Tim Worstall asks a good question about why the UK taxpayer is giving aid to countries. First off – as can be seen in the associated comment thread – it seems madness to give money to a rapidly growing economy such as India when that nation has a space programme and a nuclear weapons programme. True, that country still has immense numbers of very poor people, but surely the best way to address that problem is to continue with pro-market reforms, encourage as much free trade as possible, and so forth.

Another good reason for opposing government-to-government aid (and that is what a lot of such aid amounts to), is because it bolsters existing, sometimes very harmful regimes, is frequently stolen and stashed away, or is misused, or deranges local markets, and creates a bureacracy with a vested interest in continuing programmes far beyond their useful life, assuming they ever had a valid reason in the first place.

Unfortunately, “Overseas Aid” has taken on a near sacred status in UK political discourse on a par with “National Health Service”.

7 comments to Government aid

  • I was beginning to think I was alone on this planet. Another intelligent being lives here after all!

    Yes. Exactly. Stop ALL government to government aid and, If you want to help the poor in a poor country, help THEM directly (not some probably corrupt administration or giant bureaucracy in either or both locations).

    Most certainly of all, stop giving money to governments in charge of economies that are thriving and largely in direct competition with the UK!

  • Jason B

    “Dead Aid” by Dambisa Moyo was a facinating book on this subject.
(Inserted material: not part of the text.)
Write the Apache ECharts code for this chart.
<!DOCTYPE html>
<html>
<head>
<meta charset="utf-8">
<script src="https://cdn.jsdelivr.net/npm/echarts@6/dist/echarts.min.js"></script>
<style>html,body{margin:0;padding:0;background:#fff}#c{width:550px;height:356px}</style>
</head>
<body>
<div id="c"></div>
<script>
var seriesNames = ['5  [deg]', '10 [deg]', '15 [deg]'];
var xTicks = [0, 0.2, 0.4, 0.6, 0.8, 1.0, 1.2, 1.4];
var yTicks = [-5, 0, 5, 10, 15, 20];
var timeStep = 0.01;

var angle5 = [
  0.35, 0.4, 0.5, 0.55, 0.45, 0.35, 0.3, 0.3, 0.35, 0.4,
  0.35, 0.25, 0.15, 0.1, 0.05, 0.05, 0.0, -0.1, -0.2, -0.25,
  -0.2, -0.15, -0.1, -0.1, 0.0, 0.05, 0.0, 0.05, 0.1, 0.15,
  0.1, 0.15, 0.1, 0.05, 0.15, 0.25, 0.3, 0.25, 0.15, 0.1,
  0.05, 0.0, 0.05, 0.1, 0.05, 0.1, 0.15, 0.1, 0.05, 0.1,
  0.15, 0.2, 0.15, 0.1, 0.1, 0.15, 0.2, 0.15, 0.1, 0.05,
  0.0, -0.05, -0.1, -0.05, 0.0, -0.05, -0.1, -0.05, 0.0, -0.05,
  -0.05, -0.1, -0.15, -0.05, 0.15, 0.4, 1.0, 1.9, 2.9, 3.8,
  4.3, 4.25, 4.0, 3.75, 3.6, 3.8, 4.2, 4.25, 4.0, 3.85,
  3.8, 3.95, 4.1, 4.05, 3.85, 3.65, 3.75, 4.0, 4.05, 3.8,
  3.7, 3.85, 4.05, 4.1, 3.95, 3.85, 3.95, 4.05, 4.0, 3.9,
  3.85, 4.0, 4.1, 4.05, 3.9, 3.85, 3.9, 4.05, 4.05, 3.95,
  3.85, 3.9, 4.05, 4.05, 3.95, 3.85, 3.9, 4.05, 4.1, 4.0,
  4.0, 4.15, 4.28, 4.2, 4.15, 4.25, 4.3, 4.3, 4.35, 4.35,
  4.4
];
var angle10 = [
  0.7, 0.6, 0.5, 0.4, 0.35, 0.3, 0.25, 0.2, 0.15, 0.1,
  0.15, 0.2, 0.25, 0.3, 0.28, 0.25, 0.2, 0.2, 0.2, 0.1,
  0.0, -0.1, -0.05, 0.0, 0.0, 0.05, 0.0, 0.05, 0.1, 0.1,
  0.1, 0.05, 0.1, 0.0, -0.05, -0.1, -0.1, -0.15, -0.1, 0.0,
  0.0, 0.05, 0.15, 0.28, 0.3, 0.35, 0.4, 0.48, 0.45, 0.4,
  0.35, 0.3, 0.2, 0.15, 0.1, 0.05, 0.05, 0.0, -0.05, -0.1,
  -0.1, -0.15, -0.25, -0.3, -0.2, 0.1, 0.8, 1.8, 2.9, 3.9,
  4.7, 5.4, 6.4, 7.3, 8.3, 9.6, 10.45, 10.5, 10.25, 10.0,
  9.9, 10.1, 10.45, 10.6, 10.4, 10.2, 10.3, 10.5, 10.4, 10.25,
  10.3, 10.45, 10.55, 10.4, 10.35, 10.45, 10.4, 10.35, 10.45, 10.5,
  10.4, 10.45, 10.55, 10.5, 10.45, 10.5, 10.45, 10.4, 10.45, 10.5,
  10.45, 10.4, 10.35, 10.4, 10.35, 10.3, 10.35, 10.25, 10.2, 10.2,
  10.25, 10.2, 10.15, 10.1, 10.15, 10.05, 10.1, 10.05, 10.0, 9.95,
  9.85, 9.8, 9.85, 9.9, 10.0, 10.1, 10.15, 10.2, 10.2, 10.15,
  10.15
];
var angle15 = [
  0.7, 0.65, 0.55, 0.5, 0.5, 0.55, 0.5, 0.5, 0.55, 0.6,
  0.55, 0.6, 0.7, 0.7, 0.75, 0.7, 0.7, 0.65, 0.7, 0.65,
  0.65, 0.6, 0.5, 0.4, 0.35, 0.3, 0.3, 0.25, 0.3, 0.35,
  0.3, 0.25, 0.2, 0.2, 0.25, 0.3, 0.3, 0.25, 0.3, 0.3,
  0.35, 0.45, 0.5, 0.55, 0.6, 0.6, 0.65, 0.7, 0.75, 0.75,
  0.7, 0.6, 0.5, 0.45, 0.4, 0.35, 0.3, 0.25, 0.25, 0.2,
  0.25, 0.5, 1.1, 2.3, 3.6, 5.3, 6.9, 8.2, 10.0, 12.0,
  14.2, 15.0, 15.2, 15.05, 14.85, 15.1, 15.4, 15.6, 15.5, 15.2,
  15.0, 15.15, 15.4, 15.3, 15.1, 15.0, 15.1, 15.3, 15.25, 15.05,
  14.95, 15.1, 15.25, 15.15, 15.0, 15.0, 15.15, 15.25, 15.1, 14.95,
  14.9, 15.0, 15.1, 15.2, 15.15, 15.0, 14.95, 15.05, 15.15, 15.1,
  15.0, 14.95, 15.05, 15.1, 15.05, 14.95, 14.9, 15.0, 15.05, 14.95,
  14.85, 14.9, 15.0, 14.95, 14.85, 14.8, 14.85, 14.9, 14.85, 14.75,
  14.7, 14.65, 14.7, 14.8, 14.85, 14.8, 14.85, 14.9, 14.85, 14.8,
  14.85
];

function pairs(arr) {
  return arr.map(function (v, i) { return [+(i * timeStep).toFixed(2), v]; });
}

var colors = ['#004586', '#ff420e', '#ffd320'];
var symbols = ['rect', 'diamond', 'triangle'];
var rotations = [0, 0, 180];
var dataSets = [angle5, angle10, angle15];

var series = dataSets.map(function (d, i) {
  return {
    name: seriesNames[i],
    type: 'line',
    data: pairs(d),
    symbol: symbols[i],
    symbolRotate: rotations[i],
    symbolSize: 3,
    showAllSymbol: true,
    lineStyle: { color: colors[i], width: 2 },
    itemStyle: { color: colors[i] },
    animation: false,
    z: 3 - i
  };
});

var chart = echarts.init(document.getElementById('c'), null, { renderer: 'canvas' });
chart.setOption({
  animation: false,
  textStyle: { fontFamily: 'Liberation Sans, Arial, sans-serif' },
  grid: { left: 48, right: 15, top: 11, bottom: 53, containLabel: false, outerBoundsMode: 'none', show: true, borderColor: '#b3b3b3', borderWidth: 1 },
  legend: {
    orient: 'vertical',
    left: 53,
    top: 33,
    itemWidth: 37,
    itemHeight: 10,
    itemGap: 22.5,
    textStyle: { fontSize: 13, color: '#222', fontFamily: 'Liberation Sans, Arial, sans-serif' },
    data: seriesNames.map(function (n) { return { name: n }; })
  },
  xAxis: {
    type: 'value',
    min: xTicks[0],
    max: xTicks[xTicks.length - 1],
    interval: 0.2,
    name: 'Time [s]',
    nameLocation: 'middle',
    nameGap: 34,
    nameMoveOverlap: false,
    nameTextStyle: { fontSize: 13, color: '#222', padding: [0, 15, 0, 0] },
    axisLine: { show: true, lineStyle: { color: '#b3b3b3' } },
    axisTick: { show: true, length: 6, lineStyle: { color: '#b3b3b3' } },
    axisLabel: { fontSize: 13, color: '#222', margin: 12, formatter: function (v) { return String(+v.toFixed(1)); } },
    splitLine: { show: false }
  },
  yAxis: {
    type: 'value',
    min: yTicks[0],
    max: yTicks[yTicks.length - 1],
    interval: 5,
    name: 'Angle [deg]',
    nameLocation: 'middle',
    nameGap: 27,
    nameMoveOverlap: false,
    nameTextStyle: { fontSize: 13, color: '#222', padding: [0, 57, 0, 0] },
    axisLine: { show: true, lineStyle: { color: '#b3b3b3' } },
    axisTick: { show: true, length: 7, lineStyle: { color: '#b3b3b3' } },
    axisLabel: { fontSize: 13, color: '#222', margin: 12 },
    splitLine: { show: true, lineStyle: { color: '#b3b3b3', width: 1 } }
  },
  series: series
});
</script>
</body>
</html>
I recommend it to anyone even remotely intetrested in the subject

  • Jason B

    “Dead Aid” by Dambisa Moyo was a facinating book on this subject. I recommend it to anyone even remotely interested in the subject

  • Chuckles

    And of course the aid which exists purely to funnel money to the favoured Quango or Corporate in the donor country, in order to provide the ‘Aid’ to the recipient.
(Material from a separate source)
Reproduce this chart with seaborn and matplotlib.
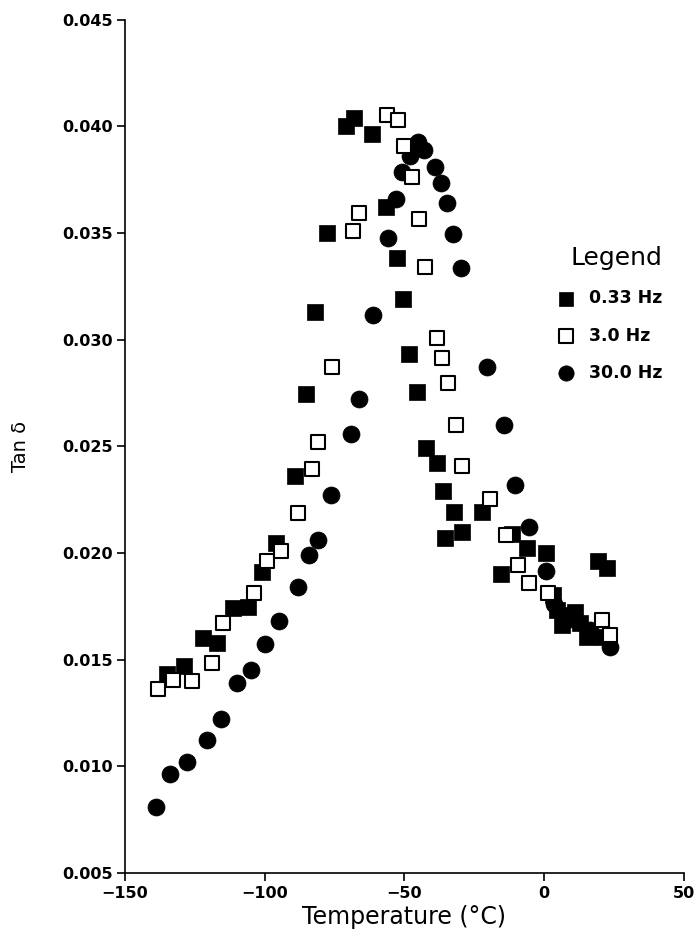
import matplotlib
matplotlib.use("Agg")
import matplotlib.pyplot as plt
import seaborn as sns
import pandas as pd

# 0.33 Hz (filled squares)
t_033 = [-135.1, -128.9, -122.0, -117.0, -111.3, -105.9, -101.1, -96.1, -89.0, -85.2,
         -82.0, -77.6, -70.9, -68.1, -61.5, -56.6, -52.6, -50.7, -48.4, -45.4,
         -42.4, -38.3, -36.3, -35.5, -32.3, -29.3, -22.4, -15.5, -11.6, -6.3,
         0.6, 3.2, 4.4, 6.2, 8.0, 11.0, 12.8, 15.2, 19.3, 21.1, 22.3]
tan_033 = [0.01433, 0.01470, 0.01600, 0.01579, 0.01741, 0.01748, 0.01912, 0.02048, 0.02361, 0.02743,
           0.03131, 0.03501, 0.04001, 0.04037, 0.03962, 0.03623, 0.03381, 0.03190, 0.02932, 0.02753,
           0.02490, 0.02420, 0.02290, 0.02071, 0.02193, 0.02100, 0.02193, 0.01901, 0.02087, 0.02022,
           0.02001, 0.01803, 0.01733, 0.01662, 0.01709, 0.01725, 0.01670, 0.01607, 0.01964, 0.01607, 0.01928]

# 3.0 Hz (open squares)
t_30 = [-138.1, -132.7, -125.9, -118.9, -114.8, -103.8, -99.1, -94.0, -88.0, -83.2,
        -81.1, -76.1, -68.5, -66.3, -56.2, -52.2, -50.2, -47.4, -44.7, -42.7,
        -38.5, -36.5, -34.3, -31.4, -29.3, -19.4, -13.5, -9.3, -5.5, 1.4, 20.5, 23.5]
tan_30 = [0.01361, 0.01405, 0.01400, 0.01483, 0.01670, 0.01811, 0.01961, 0.02011, 0.02186, 0.02392,
          0.02521, 0.02873, 0.03511, 0.03592, 0.04052, 0.04029, 0.03907, 0.03760, 0.03564, 0.03342,
          0.03006, 0.02915, 0.02795, 0.02600, 0.02409, 0.02251, 0.02084, 0.01943, 0.01860, 0.01811,
          0.01686, 0.01615]

# 30.0 Hz (filled circles)
t_300 = [-138.9, -133.9, -127.7, -120.8, -115.8, -109.8, -104.9, -99.9, -94.9, -88.0,
         -84.2, -81.1, -76.4, -69.1, -66.2, -61.4, -55.8, -53.0, -51.0, -48.0,
         -45.1, -43.0, -39.1, -36.9, -34.9, -32.8, -29.8, -20.6, -14.4, -10.5,
         -5.3, 0.6, 3.5, 9.2, 16.4, 23.5]
tan_300 = [0.00811, 0.00963, 0.01022, 0.01123, 0.01223, 0.01392, 0.01451, 0.01572, 0.01681, 0.01839,
           0.01990, 0.02061, 0.02270, 0.02557, 0.02721, 0.03115, 0.03475, 0.03659, 0.03787, 0.03860,
           0.03927, 0.03888, 0.03810, 0.03735, 0.03641, 0.03493, 0.03334, 0.02873, 0.02600, 0.02318,
           0.02123, 0.01914, 0.0176, 0.0169, 0.0164, 0.01561]

labels = ["0.33 Hz", "3.0 Hz", "30.0 Hz"]
x_ticks = [-150, -100, -50, 0, 50]
y_ticks = [0.005, 0.010, 0.015, 0.020, 0.025, 0.030, 0.035, 0.040, 0.045]

sns.set_style("ticks")
plt.rcParams["font.family"] = ["DejaVu Sans"]
plt.rcParams.update({"text.color": "black", "axes.labelcolor": "black",
                     "xtick.color": "black", "ytick.color": "black",
                     "axes.edgecolor": "black"})

fig = plt.figure(figsize=(6.97, 9.34), dpi=100)
ax = fig.add_axes([0.1793, 0.0653, 0.802, 0.9138])

df1 = pd.DataFrame({"T": t_033, "tan": tan_033})
df2 = pd.DataFrame({"T": t_30, "tan": tan_30})
df3 = pd.DataFrame({"T": t_300, "tan": tan_300})

sns.scatterplot(data=df3, x="T", y="tan", ax=ax, marker="o", s=150,
                color="black", edgecolor="black", linewidth=0.5, label=labels[2], zorder=3)
sns.scatterplot(data=df1, x="T", y="tan", ax=ax, marker="s", s=140,
                color="black", edgecolor="black", linewidth=0.5, label=labels[0], zorder=3)
sns.scatterplot(data=df2, x="T", y="tan", ax=ax, marker="s", s=115,
                facecolor="white", edgecolor="black", linewidth=1.5, label=labels[1], zorder=4)

ax.set_xlim(-150, 50)
ax.set_ylim(0.005, 0.045)
ax.set_xticks(x_ticks)
ax.set_yticks(y_ticks)
ax.set_xticklabels([str(v).replace("-", "\u2212") for v in x_ticks])
ax.set_yticklabels([f"{v:.3f}" for v in y_ticks])
sns.despine(ax=ax)
for sp in ["left", "bottom"]:
    ax.spines[sp].set_linewidth(1.2)
ax.tick_params(axis="both", direction="out", length=6, width=1.2,
               labelsize=11.5, pad=3)
for lab in ax.get_xticklabels() + ax.get_yticklabels():
    lab.set_fontweight("bold")

ax.set_xlabel("Temperature (°C)", fontsize=17, labelpad=3)
ax.set_ylabel("Tan δ", fontsize=14, labelpad=23)

h, l = ax.get_legend_handles_labels()
order = [l.index(x) for x in labels]
leg = ax.legend([h[i] for i in order], [l[i] for i in order], title="Legend",
                frameon=False, loc="upper left",
                bbox_to_anchor=(0.765, 0.753), bbox_transform=fig.transFigure,
                prop={"size": 12.5, "weight": "semibold"}, title_fontsize=18,
                labelspacing=1.1, handletextpad=0.3, markerscale=0.9)
leg._legend_box.align = "right"

fig.savefig("out.png", dpi=100)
    As has been noted elsewhere, how much aid are India and China going to send us in the not too distant future? And on what terms?

  • Laird

    Johnathan hits the nail squarely on the head.
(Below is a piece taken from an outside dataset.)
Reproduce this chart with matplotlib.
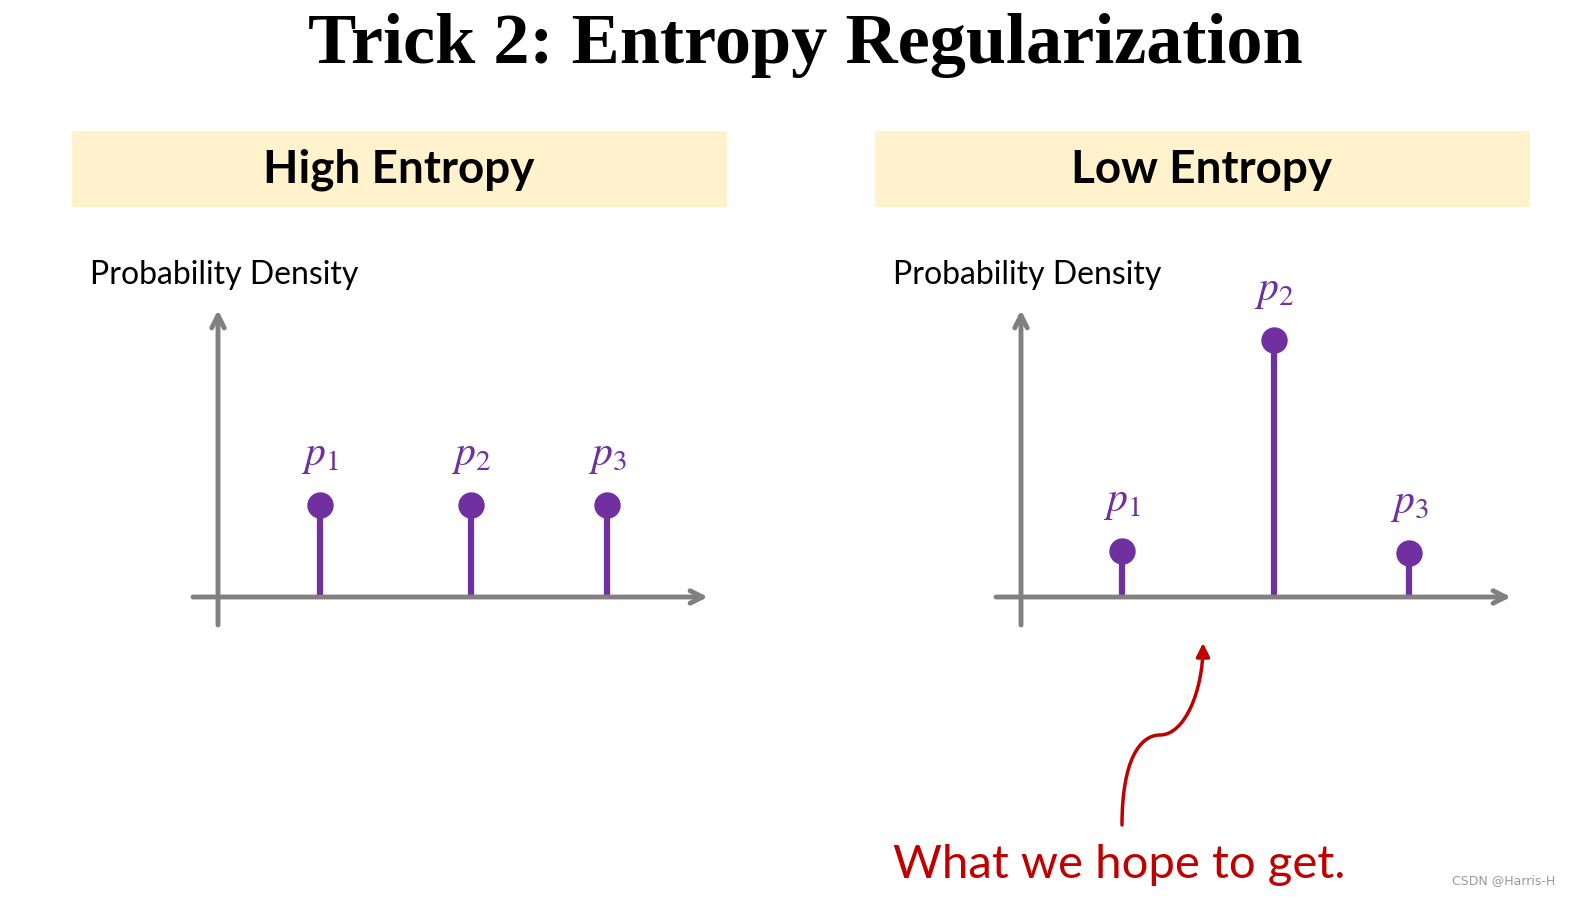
import matplotlib
matplotlib.use("Agg")
import matplotlib.pyplot as plt
from matplotlib.patches import Rectangle, FancyArrowPatch
from matplotlib.path import Path

plt.rcParams['mathtext.fontset'] = 'stix'

panel_titles = ["High Entropy", "Low Entropy"]
labels = ["$p_1$", "$p_2$", "$p_3$"]
positions_high = [1.02, 2.53, 3.89]
density_high = [0.92, 0.92, 0.92]
positions_low = [1.01, 2.53, 3.88]
density_low = [0.46, 2.57, 0.44]

W, H = 1570, 897
fig = plt.figure(figsize=(W/100, H/100), dpi=100)
ov = fig.add_axes([0, 0, 1, 1])
ov.set_xlim(0, W); ov.set_ylim(H, 0); ov.axis('off')

ov.text(805, 45, "Trick 2: Entropy Regularization", ha='center', va='center',
        fontsize=52, fontweight='bold', family='Liberation Serif')

grey = '#808080'
purple = '#7030A0'

def panel(x0, pos, dens, title):
    ov.add_patch(Rectangle((x0 - 121, 131), 655, 76, color='#FFF2CC', lw=0))
    ov.text(x0 - 121 + 327, 170, title, ha='center', va='center',
            fontsize=33, fontweight='bold', family='Lato')
    ov.text(x0 - 103, 275, "Probability Density", ha='left', va='center',
            fontsize=23, family='Lato')
    # axes: y-axis at x0+25 px, baseline at y=597
    left = x0
    ax = fig.add_axes([left / W, (H - 625) / H, 515 / W, 315 / H])
    ax.set_xlim(-0.25, 4.9); ax.set_ylim(-0.28, 2.87); ax.axis('off')
    ax.patch.set_alpha(0)
    for xy, xyt in [((0, 2.87), (0, -0.28)), ((4.9, 0), (-0.25, 0))]:
        ax.annotate("", xy=xy, xytext=xyt,
                    arrowprops=dict(arrowstyle="->,head_length=0.9,head_width=0.45",
                                    color=grey, lw=3.5, shrinkA=0, shrinkB=0))
    for x, d, lab in zip(pos, dens, labels):
        ax.plot([x, x], [0, d], color=purple, lw=4.5, solid_capstyle='butt')
        ax.plot([x], [d], 'o', color=purple, ms=18)
        ax.text(x, d + 0.5, lab, ha='center', va='center', fontsize=30, color=purple)
    return ax

panel(193, positions_high, density_high, panel_titles[0])
panel(996, positions_low, density_low, panel_titles[1])

red = '#C00000'
verts = [(1122, 825), (1122, 760), (1140, 735), (1160, 735),
         (1185, 735), (1203, 690), (1203, 643)]
codes = [Path.MOVETO] + [Path.CURVE4] * 6
arr = FancyArrowPatch(path=Path(verts, codes), arrowstyle="-|>,head_length=8,head_width=4",
                      color=red, lw=2.5)
ov.add_patch(arr)
ov.text(893, 865, "What we hope to get.", ha='left', va='center', fontsize=34,
        color=red, family='Lato')
ov.text(1555, 881, "CSDN @Harris-H", ha='right', va='center', fontsize=9,
        color='#999999')

fig.savefig("out.png", dpi=100)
    Douglas Casey expressed it very well: “Foreign aid might be defined as a transfer from poor people in rich countries to rich people in poor countries.”

  • jim

    The Japanese tend to offer to build roads in foreign countries, they then hire Japanese firms to do the work, who then make political donations back home. So it enables the companies to build up their business in a foreign country plus give the Pols access to a slush fund.
    Presumably our government does something similar.

  • The giving of aid to governments, which themselves give aid to other governments… is just about the most red-hot tip-off imaginable. I won’t say the whole programme is all about hiding the ‘pass the brown envelope’ trail amongst our richers and betters, but that side of it is certainly enough to explain why they are so keen for us to consider it sacrosanct.

    Stealing is Generosity, Tribute is Charity, the Ruler is the People, and so forth in the good old Orwell style.